● Written exercise
Copy out the data below from the line containing "Generate a Python" to the line containing "from matplotlib.patches import Patch", both lines included, with all images left out.

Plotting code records
* * * *

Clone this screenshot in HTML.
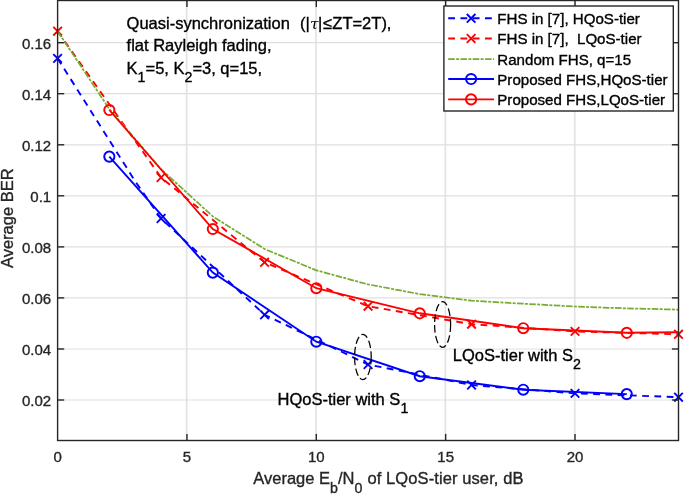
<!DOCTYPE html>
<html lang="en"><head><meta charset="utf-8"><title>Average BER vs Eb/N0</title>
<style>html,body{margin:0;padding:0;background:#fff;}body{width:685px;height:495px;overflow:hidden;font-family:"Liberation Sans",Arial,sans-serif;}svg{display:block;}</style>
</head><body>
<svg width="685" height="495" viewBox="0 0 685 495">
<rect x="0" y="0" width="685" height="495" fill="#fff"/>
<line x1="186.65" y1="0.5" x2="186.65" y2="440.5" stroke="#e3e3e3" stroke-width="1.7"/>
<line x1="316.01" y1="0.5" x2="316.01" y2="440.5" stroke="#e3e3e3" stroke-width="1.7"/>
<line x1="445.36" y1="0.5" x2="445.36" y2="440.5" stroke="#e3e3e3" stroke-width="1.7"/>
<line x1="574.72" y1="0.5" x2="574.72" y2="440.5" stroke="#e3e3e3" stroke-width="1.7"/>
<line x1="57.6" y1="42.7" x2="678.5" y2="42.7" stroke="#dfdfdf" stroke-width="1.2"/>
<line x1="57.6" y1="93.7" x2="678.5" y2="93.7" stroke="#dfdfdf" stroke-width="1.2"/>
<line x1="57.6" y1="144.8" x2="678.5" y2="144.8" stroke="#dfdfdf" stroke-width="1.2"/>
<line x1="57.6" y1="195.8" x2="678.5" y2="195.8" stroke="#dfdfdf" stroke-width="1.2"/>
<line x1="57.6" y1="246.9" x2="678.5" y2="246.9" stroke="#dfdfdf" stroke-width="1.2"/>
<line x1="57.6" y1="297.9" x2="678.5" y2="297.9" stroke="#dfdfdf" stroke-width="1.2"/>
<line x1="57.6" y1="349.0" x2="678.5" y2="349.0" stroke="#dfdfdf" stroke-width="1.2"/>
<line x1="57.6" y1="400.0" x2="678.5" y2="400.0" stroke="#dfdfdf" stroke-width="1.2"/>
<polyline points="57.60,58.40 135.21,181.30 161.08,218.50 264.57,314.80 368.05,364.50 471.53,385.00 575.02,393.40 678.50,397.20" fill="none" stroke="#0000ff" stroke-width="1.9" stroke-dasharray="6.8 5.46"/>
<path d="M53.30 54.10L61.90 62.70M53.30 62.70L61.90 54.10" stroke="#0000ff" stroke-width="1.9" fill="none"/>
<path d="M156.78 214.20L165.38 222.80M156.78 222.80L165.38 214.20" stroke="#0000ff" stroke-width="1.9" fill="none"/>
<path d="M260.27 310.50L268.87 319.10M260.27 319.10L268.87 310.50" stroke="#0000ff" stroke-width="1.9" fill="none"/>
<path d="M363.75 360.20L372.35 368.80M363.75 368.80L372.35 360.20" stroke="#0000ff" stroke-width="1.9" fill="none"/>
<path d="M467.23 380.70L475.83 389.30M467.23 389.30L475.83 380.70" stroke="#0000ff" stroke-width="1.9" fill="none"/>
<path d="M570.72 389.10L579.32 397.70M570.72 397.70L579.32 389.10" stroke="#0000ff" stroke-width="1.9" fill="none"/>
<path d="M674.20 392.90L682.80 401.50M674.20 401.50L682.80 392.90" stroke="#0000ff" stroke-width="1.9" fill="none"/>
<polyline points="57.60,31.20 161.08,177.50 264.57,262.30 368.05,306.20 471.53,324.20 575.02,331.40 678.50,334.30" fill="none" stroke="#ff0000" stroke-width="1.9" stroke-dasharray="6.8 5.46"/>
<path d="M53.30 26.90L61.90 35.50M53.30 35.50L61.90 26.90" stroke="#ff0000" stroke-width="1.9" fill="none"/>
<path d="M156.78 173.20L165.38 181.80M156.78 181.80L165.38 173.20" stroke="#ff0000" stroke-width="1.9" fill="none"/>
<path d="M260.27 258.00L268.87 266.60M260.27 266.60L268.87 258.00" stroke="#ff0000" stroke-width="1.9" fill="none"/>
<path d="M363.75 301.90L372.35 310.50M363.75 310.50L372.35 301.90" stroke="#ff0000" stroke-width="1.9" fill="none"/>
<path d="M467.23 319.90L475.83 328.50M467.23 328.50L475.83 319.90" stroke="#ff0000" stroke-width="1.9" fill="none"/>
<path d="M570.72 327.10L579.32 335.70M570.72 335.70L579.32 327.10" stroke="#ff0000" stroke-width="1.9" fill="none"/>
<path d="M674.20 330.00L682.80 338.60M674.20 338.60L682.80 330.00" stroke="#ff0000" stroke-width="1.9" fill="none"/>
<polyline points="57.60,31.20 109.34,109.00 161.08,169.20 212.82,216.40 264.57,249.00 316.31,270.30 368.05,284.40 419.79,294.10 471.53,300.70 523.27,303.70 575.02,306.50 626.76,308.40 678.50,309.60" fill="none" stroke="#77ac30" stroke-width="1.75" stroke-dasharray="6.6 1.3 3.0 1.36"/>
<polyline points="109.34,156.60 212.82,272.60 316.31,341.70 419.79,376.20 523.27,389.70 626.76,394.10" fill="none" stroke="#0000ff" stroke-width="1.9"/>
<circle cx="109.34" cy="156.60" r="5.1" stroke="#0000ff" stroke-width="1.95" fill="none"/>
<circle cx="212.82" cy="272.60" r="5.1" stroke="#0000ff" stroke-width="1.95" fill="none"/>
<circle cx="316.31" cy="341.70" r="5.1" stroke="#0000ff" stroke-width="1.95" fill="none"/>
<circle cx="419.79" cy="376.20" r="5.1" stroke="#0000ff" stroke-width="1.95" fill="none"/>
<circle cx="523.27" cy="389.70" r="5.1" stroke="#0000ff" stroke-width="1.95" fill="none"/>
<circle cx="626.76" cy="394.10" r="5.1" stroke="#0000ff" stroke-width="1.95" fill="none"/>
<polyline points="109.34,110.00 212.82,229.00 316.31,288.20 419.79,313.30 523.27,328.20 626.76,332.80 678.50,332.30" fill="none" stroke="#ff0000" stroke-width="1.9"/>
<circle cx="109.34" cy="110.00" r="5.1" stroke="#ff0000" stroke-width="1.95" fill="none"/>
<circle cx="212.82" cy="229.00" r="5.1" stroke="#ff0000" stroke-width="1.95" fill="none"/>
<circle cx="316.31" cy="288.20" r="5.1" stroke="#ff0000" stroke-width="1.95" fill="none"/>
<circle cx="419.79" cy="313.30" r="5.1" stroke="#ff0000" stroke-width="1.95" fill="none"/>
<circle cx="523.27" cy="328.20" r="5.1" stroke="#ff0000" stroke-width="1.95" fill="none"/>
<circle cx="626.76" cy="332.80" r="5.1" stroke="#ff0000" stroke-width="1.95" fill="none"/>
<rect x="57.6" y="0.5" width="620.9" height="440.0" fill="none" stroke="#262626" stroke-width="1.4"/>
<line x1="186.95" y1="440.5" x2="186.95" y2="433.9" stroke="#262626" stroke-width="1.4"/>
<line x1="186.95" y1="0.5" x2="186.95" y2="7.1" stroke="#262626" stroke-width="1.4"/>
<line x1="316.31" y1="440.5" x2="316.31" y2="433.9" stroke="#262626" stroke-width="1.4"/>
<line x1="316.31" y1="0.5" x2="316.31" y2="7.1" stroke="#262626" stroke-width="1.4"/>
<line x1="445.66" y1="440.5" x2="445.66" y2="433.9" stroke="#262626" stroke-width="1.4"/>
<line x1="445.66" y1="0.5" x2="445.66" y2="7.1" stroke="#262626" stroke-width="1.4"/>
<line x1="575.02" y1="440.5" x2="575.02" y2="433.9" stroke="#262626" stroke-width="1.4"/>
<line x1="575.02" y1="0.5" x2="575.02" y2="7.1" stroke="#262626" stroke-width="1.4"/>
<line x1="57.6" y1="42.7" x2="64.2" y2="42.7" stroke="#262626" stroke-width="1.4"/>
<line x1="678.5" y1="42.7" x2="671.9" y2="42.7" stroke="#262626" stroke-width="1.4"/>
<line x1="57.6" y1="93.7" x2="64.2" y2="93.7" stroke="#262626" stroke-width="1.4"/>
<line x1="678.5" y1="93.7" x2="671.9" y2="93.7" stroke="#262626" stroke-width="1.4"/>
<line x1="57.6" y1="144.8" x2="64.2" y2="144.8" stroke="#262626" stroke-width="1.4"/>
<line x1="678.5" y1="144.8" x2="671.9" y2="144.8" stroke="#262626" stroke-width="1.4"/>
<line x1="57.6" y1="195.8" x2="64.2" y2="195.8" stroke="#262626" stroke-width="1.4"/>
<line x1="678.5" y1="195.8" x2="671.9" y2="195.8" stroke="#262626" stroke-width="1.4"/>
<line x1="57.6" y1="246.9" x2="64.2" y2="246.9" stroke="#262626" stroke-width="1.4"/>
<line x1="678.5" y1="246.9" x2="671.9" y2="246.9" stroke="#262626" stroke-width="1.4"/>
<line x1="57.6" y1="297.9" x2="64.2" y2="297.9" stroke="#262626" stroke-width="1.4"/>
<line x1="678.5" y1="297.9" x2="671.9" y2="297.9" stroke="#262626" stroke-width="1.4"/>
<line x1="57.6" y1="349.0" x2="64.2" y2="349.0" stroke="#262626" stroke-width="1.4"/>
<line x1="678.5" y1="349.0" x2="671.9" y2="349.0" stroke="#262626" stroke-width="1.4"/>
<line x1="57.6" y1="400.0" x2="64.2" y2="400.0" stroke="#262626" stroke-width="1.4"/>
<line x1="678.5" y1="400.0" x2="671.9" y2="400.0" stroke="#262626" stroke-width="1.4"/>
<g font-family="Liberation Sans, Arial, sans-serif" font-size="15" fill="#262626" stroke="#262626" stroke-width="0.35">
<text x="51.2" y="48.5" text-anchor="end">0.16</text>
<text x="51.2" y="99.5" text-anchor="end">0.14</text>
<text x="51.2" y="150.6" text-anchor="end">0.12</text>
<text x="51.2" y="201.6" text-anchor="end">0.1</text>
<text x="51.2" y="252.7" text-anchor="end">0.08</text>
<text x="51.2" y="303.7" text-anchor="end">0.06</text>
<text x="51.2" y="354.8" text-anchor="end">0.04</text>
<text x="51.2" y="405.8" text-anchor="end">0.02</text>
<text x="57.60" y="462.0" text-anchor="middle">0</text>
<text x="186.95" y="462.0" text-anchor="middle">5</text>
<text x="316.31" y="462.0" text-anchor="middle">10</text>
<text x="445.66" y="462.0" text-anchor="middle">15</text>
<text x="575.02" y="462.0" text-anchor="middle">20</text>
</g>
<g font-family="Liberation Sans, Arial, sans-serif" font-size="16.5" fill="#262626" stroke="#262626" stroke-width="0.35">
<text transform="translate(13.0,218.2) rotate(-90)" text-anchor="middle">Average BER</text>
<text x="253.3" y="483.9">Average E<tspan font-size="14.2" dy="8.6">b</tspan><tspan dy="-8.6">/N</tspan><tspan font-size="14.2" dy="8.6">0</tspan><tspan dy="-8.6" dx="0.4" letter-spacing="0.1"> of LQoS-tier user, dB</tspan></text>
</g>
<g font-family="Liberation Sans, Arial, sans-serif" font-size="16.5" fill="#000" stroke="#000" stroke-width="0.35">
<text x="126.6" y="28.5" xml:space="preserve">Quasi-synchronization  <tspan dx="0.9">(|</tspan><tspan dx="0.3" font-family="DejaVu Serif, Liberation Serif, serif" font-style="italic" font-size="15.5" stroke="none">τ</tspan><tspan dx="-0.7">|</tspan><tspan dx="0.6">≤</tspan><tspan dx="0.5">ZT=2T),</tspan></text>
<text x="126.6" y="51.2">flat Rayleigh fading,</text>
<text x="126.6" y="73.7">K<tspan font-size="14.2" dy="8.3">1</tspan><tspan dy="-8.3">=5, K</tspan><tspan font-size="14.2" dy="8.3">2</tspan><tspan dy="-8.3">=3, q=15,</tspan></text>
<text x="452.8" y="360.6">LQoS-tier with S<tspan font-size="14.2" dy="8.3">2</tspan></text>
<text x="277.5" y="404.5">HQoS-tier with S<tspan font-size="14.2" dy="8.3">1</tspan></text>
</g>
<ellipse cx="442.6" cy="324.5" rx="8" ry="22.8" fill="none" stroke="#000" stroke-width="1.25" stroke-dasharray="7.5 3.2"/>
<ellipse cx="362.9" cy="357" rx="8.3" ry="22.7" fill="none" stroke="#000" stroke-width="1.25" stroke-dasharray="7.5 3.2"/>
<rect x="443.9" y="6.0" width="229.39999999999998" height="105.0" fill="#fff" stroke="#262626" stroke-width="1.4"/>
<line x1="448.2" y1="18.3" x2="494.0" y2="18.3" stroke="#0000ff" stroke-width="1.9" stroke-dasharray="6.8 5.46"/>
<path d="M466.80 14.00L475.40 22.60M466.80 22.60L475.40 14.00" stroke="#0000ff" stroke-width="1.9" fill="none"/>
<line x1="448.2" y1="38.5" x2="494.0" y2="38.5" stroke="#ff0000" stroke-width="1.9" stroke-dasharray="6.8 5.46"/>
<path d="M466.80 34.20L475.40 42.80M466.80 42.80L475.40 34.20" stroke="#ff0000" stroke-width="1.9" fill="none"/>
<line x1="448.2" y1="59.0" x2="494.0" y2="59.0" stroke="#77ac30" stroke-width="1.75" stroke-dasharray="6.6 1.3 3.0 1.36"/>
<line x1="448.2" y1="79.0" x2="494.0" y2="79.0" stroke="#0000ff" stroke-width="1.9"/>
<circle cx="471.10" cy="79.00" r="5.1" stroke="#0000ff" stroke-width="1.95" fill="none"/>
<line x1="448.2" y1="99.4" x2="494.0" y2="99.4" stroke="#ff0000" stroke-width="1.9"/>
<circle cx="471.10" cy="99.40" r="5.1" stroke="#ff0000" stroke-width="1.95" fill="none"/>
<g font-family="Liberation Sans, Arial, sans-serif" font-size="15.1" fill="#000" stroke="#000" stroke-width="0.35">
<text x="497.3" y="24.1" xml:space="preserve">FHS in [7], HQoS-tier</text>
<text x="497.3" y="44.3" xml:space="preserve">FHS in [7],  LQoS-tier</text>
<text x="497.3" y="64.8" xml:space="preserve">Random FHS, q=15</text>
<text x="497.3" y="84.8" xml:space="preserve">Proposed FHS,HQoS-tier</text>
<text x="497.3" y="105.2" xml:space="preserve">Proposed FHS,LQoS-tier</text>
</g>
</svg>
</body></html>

* * * *

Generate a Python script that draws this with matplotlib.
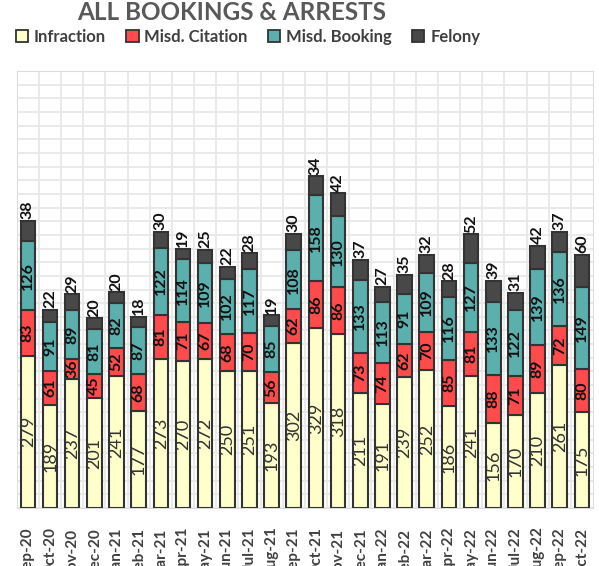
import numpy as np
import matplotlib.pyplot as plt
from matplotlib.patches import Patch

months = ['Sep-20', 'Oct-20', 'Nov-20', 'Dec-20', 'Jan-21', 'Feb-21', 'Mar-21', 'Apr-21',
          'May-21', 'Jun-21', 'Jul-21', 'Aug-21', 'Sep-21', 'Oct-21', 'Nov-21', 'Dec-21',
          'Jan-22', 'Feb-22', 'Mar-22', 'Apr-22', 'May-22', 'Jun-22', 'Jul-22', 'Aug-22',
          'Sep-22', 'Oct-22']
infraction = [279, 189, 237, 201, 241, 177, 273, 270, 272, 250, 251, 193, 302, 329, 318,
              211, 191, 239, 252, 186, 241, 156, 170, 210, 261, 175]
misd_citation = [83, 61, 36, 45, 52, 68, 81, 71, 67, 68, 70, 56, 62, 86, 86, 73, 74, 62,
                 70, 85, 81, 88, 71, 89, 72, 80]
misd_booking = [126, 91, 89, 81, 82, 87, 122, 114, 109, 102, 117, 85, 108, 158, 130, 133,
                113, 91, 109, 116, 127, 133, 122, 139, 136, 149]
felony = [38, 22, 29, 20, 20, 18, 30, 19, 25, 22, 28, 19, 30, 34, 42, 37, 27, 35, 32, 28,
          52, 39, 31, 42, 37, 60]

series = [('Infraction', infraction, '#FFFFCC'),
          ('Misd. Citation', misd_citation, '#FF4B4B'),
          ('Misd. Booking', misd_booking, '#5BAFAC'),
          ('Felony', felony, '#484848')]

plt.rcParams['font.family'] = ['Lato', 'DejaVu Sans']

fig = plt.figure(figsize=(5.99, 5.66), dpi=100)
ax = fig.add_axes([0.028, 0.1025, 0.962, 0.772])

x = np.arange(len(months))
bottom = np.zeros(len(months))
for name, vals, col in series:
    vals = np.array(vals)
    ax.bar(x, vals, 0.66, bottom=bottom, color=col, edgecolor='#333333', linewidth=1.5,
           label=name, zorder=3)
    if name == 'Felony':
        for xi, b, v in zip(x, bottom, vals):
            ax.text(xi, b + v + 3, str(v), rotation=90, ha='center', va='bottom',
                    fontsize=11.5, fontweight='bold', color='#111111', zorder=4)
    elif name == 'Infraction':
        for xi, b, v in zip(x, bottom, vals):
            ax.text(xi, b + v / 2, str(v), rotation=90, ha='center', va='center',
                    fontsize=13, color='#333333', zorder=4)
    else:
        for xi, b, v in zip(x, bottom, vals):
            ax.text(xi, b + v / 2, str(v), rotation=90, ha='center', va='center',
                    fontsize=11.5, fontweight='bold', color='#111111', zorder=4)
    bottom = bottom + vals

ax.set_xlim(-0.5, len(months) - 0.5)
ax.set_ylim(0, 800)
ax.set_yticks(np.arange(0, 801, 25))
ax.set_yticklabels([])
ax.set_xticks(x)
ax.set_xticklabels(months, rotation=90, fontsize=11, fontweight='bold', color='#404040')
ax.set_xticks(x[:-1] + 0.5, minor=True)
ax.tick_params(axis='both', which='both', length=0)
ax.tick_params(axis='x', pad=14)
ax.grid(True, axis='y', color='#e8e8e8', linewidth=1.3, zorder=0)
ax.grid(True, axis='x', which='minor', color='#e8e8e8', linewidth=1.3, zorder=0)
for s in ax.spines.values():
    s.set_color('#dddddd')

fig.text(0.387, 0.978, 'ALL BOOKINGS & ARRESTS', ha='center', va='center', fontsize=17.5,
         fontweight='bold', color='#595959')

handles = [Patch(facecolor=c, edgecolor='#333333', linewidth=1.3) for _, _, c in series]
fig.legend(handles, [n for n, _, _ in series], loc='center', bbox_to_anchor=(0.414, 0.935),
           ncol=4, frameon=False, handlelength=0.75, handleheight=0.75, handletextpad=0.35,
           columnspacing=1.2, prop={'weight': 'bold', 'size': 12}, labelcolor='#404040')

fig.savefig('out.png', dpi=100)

* * * *

● Response to the task
Generate a Python script that draws this with matplotlib.
import numpy as np
import matplotlib.pyplot as plt
from matplotlib.patches import Patch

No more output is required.